## SET PROBLEM
Count how many lines in this material contain "matplotlib". The answer is that number alone.

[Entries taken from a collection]
---

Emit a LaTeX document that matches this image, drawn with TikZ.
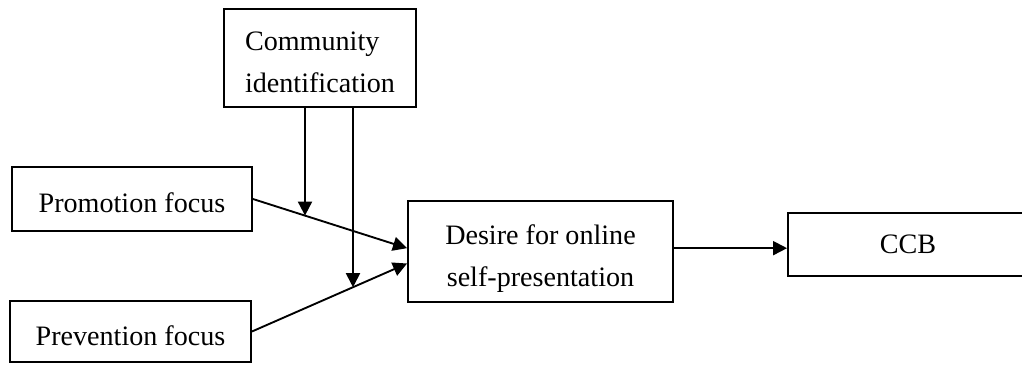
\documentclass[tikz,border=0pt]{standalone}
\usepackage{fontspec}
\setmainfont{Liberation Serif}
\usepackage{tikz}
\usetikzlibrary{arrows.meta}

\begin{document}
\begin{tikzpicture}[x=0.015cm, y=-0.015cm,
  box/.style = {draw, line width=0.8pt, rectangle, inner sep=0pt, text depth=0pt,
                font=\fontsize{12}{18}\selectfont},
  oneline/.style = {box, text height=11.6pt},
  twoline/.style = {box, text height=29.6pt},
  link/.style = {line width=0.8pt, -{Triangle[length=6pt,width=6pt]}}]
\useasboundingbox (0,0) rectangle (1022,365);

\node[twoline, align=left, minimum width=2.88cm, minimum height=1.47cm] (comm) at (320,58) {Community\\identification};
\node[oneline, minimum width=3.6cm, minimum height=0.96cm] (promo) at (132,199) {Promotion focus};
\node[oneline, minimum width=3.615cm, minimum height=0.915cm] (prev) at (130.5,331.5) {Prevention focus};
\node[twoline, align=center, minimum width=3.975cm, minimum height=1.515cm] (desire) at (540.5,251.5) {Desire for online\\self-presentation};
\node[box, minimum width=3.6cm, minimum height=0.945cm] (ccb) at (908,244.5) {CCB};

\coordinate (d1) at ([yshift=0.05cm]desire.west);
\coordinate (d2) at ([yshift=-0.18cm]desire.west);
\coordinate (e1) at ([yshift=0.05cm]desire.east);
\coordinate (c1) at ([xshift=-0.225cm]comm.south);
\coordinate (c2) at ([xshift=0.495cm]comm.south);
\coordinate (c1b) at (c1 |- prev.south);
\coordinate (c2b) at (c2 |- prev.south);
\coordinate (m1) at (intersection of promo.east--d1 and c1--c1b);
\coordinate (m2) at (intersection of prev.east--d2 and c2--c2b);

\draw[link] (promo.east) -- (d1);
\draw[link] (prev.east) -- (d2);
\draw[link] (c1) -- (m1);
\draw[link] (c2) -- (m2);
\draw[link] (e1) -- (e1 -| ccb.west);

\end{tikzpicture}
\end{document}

---

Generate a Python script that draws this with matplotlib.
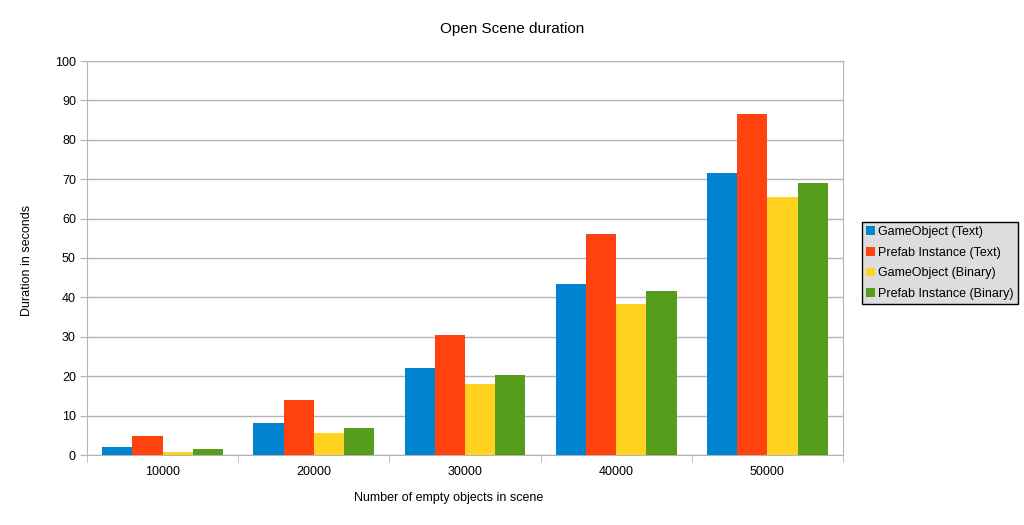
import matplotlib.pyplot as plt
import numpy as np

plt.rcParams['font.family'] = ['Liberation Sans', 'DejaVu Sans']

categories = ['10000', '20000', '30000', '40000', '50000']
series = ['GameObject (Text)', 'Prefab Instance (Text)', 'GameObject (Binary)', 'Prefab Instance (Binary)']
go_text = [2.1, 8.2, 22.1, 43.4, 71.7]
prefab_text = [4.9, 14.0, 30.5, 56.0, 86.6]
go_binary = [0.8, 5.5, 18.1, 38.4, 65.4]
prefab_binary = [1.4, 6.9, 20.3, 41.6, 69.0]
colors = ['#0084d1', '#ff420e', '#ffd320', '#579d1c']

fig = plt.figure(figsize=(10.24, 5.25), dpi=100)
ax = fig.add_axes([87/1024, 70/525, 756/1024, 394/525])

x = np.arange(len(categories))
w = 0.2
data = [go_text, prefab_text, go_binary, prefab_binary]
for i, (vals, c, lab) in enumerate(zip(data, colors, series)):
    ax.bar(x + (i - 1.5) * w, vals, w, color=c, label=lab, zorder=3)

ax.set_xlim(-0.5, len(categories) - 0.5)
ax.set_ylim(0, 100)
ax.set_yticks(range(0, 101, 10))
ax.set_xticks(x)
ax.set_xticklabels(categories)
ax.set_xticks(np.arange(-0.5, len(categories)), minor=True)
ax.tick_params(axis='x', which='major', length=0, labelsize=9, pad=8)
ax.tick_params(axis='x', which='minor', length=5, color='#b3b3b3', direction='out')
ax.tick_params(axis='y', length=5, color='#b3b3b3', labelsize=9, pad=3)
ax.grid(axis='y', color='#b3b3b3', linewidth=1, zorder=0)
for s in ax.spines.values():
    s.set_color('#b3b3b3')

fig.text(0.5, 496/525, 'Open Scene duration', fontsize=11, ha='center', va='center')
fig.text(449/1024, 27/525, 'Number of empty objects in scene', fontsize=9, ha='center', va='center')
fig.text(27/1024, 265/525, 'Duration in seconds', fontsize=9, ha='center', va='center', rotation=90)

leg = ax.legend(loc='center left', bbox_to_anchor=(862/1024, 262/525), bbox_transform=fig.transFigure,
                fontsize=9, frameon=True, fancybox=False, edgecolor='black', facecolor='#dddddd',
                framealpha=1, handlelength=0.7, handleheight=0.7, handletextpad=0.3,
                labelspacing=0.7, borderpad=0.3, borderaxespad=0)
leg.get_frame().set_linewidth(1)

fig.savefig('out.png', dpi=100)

---

## ANSWER TO THIS EXERCISE
2